His excuse was an immigration advisor told him he did not have to disclose the convictions on the citizenship application because his criminal record was "expunged".

However, Peter Dunne, then the Minister of Internal Affairs, made an order to revoke his citizenship on the advice of his department.

The man - who has interim name suppression - appealed to the High Court on the grounds he was simply following the advice of an immigration consultant.

In rejecting the appeal, Justice Patricia Courtney said there were sufficient grounds for the Minister's decision.

"It is perfectly clear from [suppressed] own statements and from the documents he did deliberately conceal the relevant information.

"No particular level of education or knowledge of the law was needed to answer the straightforward questions about previous convictions."

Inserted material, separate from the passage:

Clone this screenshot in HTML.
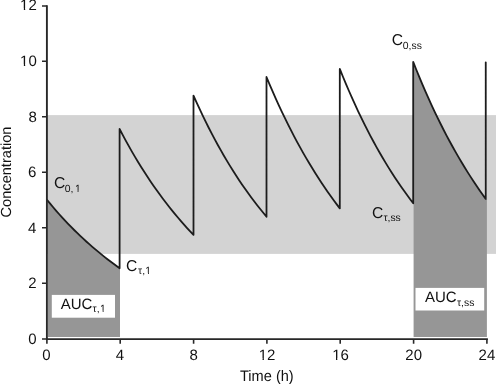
<!DOCTYPE html>
<html><head><meta charset="utf-8">
<style>
html,body{margin:0;padding:0;background:#fff;width:496px;height:384px;overflow:hidden}
svg{display:block}
text{font-family:"Liberation Sans",Arial,sans-serif;fill:#111;text-rendering:geometricPrecision}
</style></head><body>
<svg width="496" height="384" viewBox="0 0 496 384">
<rect x="0" y="0" width="496" height="384" fill="#fff"/>
<rect x="47" y="115.1" width="449" height="138.8" fill="#d3d3d3"/>
<path d="M47.90,337.10 L47.90,199.70 L49.93,203.42 L52.96,207.04 L55.99,210.57 L59.02,214.01 L62.05,217.37 L65.07,220.64 L68.10,223.84 L71.13,226.95 L74.16,230.00 L77.19,232.97 L80.22,235.87 L83.25,238.70 L86.28,241.47 L89.31,244.17 L92.34,246.82 L95.37,249.40 L98.40,251.93 L101.42,254.41 L104.45,256.83 L107.48,259.20 L110.51,261.52 L113.54,263.79 L116.57,266.02 L119.60,268.20 L120.00,268.20 L120.00,337.10 Z" fill="#969696"/>
<path d="M413.60,337.10 L413.60,61.90 L416.22,69.51 L419.25,76.91 L422.27,84.11 L425.29,91.13 L428.31,97.95 L431.34,104.60 L434.36,111.07 L437.38,117.37 L440.41,123.51 L443.43,129.48 L446.45,135.31 L449.48,140.98 L452.50,146.51 L455.52,151.89 L458.54,157.14 L461.57,162.26 L464.59,167.25 L467.61,172.11 L470.64,176.86 L473.66,181.48 L476.68,186.00 L479.70,190.40 L482.73,194.70 L485.75,198.90 L486.90,198.90 L486.90,337.10 Z" fill="#969696"/>
<rect x="51.8" y="294.9" width="63.2" height="22.8" fill="#fff"/>
<rect x="415.5" y="287.9" width="68.7" height="22.6" fill="#fff"/>
<path d="M46.90,199.70 L49.93,203.42 L52.96,207.04 L55.99,210.57 L59.02,214.01 L62.05,217.37 L65.07,220.64 L68.10,223.84 L71.13,226.95 L74.16,230.00 L77.19,232.97 L80.22,235.87 L83.25,238.70 L86.28,241.47 L89.31,244.17 L92.34,246.82 L95.37,249.40 L98.40,251.93 L101.42,254.41 L104.45,256.83 L107.48,259.20 L110.51,261.52 L113.54,263.79 L116.57,266.02 L119.60,268.20 L119.60,129.00 L122.68,134.88 L125.76,140.60 L128.84,146.16 L131.92,151.58 L135.00,156.85 L138.07,161.98 L141.15,166.97 L144.23,171.83 L147.31,176.57 L150.39,181.18 L153.47,185.68 L156.55,190.06 L159.63,194.33 L162.71,198.49 L165.79,202.54 L168.87,206.50 L171.95,210.36 L175.03,214.12 L178.10,217.79 L181.18,221.38 L184.26,224.88 L187.34,228.30 L190.42,231.64 L193.50,234.90 L193.50,95.60 L196.54,102.39 L199.58,108.99 L202.62,115.41 L205.67,121.65 L208.71,127.73 L211.75,133.63 L214.79,139.38 L217.83,144.97 L220.88,150.42 L223.92,155.71 L226.96,160.86 L230.00,165.88 L233.04,170.76 L236.08,175.51 L239.12,180.14 L242.17,184.64 L245.21,189.03 L248.25,193.30 L251.29,197.46 L254.33,201.51 L257.38,205.45 L260.42,209.30 L263.46,213.05 L266.50,216.70 L266.50,77.00 L269.55,84.30 L272.61,91.41 L275.66,98.32 L278.72,105.04 L281.77,111.59 L284.82,117.96 L287.88,124.17 L290.93,130.21 L293.99,136.09 L297.04,141.82 L300.10,147.40 L303.15,152.83 L306.20,158.13 L309.26,163.29 L312.31,168.32 L315.37,173.23 L318.42,178.01 L321.48,182.68 L324.53,187.23 L327.58,191.67 L330.64,196.00 L333.69,200.24 L336.75,204.37 L339.80,208.40 L339.80,68.90 L342.86,76.47 L345.92,83.82 L348.98,90.98 L352.03,97.93 L355.09,104.69 L358.15,111.27 L361.21,117.66 L364.27,123.88 L367.32,129.93 L370.38,135.81 L373.44,141.53 L376.50,147.09 L379.56,152.50 L382.62,157.77 L385.68,162.89 L388.73,167.87 L391.79,172.72 L394.85,177.44 L397.91,182.03 L400.97,186.49 L404.02,190.84 L407.08,195.07 L410.14,199.19 L413.20,203.20 L413.20,61.90 L416.22,69.51 L419.25,76.91 L422.27,84.11 L425.29,91.13 L428.31,97.95 L431.34,104.60 L434.36,111.07 L437.38,117.37 L440.41,123.51 L443.43,129.48 L446.45,135.31 L449.48,140.98 L452.50,146.51 L455.52,151.89 L458.54,157.14 L461.57,162.26 L464.59,167.25 L467.61,172.11 L470.64,176.86 L473.66,181.48 L476.68,186.00 L479.70,190.40 L482.73,194.70 L485.75,198.90 L485.75,62.30" fill="none" stroke="#1c1c1c" stroke-width="1.8" stroke-linejoin="round" stroke-linecap="round"/>
<g stroke="#282828" fill="none">
<path d="M46.9,5.3 V339.1 H487.9" stroke-width="1.9"/>
<path d="M42,6.0 H46.9 M42,61.3 H46.9 M42,116.8 H46.9 M42,172.3 H46.9 M42,227.8 H46.9 M42,283.3 H46.9 M42,338.9 H46.9" stroke-width="1.5"/>
<path d="M46.9,339 V343.7 M120.2,339 V343.7 M193.6,339 V343.7 M266.9,339 V343.7 M340.2,339 V343.7 M413.6,339 V343.7 M486.9,339 V343.7" stroke-width="1.6"/>
</g>
<text x="36.76" y="10.00" text-anchor="end" style="font-size:15.00px">12</text>
<text x="36.77" y="66.00" text-anchor="end" style="font-size:15.00px">10</text>
<text x="36.72" y="122.00" text-anchor="end" style="font-size:15.00px">8</text>
<text x="36.41" y="177.00" text-anchor="end" style="font-size:15.00px">6</text>
<text x="36.36" y="233.00" text-anchor="end" style="font-size:15.00px">4</text>
<text x="36.63" y="288.00" text-anchor="end" style="font-size:15.00px">2</text>
<text x="36.65" y="344.00" text-anchor="end" style="font-size:15.00px">0</text>
<text x="46.47" y="360.00" text-anchor="middle" style="font-size:15.00px">0</text>
<text x="119.90" y="360.00" text-anchor="middle" style="font-size:15.00px">4</text>
<text x="193.66" y="360.00" text-anchor="middle" style="font-size:15.00px">8</text>
<text x="267.12" y="360.00" text-anchor="middle" style="font-size:15.00px">12</text>
<text x="340.55" y="360.00" text-anchor="middle" style="font-size:15.00px">16</text>
<text x="413.67" y="360.00" text-anchor="middle" style="font-size:15.00px">20</text>
<text x="486.90" y="360.00" text-anchor="middle" style="font-size:15.00px">24</text>
<text x="266.84" y="381.00" text-anchor="middle" transform="matrix(1 0 0 1.0400 0 -15.240)" style="font-size:14.60px">Time (h)</text>
<text x="53.93" y="188.00" style="font-size:15.60px">C</text>
<text x="64.79" y="192.00" dx="0 0 1.5" style="font-size:10.40px">0,1</text>
<text x="126.08" y="271.00" style="font-size:15.60px">C</text>
<text x="138.07" y="274.00" dx="0 0 0.3" style="font-size:10.40px">τ,1</text>
<text x="372.05" y="218.00" style="font-size:15.60px">C</text>
<text x="383.41" y="221.00" style="font-size:10.40px">τ,ss</text>
<text x="391.63" y="45.00" style="font-size:15.60px">C</text>
<text x="402.82" y="49.00" style="font-size:10.40px">0,ss</text>
<text x="60.77" y="309.00" style="font-size:15.00px">AUC</text>
<text x="92.55" y="312.00" dx="0 0 0.5" style="font-size:10.40px">τ,1</text>
<text x="425.04" y="302.00" style="font-size:15.00px">AUC</text>
<text x="457.02" y="306.00" style="font-size:10.40px">τ,ss</text>
<text text-anchor="middle" transform="translate(10.9,172) rotate(-90)" style="font-size:14.6px">Concentration</text>
<g id="footmask"><rect x="20.22" y="8.43" width="3.63" height="1.62" fill="#fff"/><rect x="25.17" y="8.43" width="3.51" height="1.62" fill="#fff"/><rect x="20.23" y="64.43" width="3.63" height="1.62" fill="#fff"/><rect x="25.18" y="64.43" width="3.51" height="1.62" fill="#fff"/><rect x="258.92" y="358.43" width="3.63" height="1.62" fill="#fff"/><rect x="263.87" y="358.43" width="3.51" height="1.62" fill="#fff"/><rect x="332.35" y="358.43" width="3.63" height="1.62" fill="#fff"/><rect x="337.30" y="358.43" width="3.51" height="1.62" fill="#fff"/><rect x="74.75" y="190.77" width="2.82" height="1.28" fill="#d3d3d3"/><rect x="78.50" y="190.77" width="2.74" height="1.28" fill="#d3d3d3"/><rect x="145.16" y="272.77" width="2.82" height="1.28" fill="#fff"/><rect x="148.90" y="272.77" width="2.74" height="1.28" fill="#fff"/><rect x="99.84" y="310.77" width="2.82" height="1.28" fill="#fff"/><rect x="103.58" y="310.77" width="2.74" height="1.28" fill="#fff"/></g>
</svg>
</body></html>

The fact his criminal record was "expunged" before making his citizenship application was irrelevant, said the High Court judge.

This was because citizenship requires proof of meeting the residency requirements - and the man had definitely failed to disclose his convictions on two visa forms.

Even if the man failed to disclose his convictions on the advice of an immigration consultant, Justice Courtney said his citizenship was "procured by fraud".

"If [suppressed] himself was unaware of the misstatements in the residence application as he claims, residence was still procured through the wilful concealment of relevant information.

"It follows that [suppressed] was not lawfully in New Zealand when he made the citizenship application and therefore could not have satisfied the minimum residency requirements at the time he applied for citizenship."